Mas quanto mais a humanidade evolui, mais assustador o mundo se torna para quem precisa mantê-lo pequeno, gerenciável. E mais apegadas ao binário essas pessoas se tornam. É daí que surge o radicalismo. A necessidade em separar o mundo em times: direita e esquerda, crentes e ímpios, bons e maus, brancos e negros.

Veja o branco que vê diferente do negro, por exemplo. Ele se apega a uma ideia de valor atrelada a um fato: a cor da pele. O mundo dele é simples, pequeno, separado entre os brancos e os demais. Ele pode até mesmo conviver com negros, pardos, indígenas, ocidentais. Mas a vida dele se resume a achar que por ser branco ele é especial. Isso, claro, é muito mais simples do que ter que construir uma identidade própria, ter mérito próprio.

Não é só na infância que conseguimos desenvolver a capacidade de lidar com o complexo, mas ler para uma criança ajuda muita a acelerar e aprimorar esse processo. A torná-lo mais natural e a complexidade que deriva dele mais palatável. Uma criança que lê não sofre quando percebe que a Chapeuzinho não é uma pessoa boa. Ela também colocou a vovô em risco ao desrespeitar a regra da mamãe.

Pelo contrário, com o amadurecimento, a leitura das mesmas histórias ganha novas dimensões, se torna mais rica, prazeirosa. É esse prazer que nos ajuda a superar o medo do desconhecido, do complexo e a gostar do desafio.

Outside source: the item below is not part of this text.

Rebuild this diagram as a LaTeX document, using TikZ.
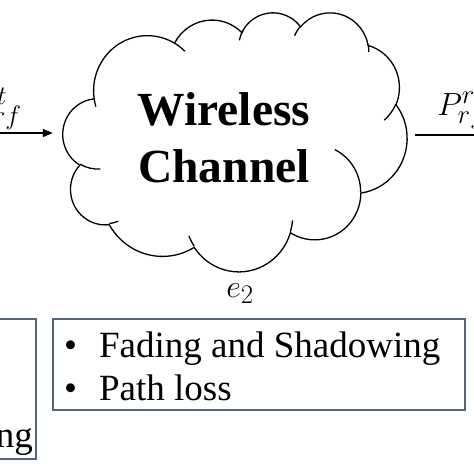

É como achar o Wally. Às vezes, ficar diante da página cheia de pequenos desenhos cheios de detalhes é frustrante e quase nos convencemos que talvez dessa vez os produtores do livro tenham esquecido de colocar o Wally ali. Mas daí nossos olhos percebem o gorro, ou os olhos, a camisa e achamos a criatura. E aquela satisfação gostosa de resolver um desafio nos faz virar a página e continuar procurando.

Esse prazer vem do esforço intelectual, não do comprometimento com as próprias certezas. É esse processo intelectual que permite que discussões sejam produtivas e não monólogos agressivos entre pessoas incapazes de mudar de ideia. É isso que nos permite não perder a esperança nem a vontade de resolver um problema quando não é possível resolvê-lo de forma simples.

Uma criança que lê será um adulto capaz de dialogar. E só isso já torna o futuro um lugar melhor.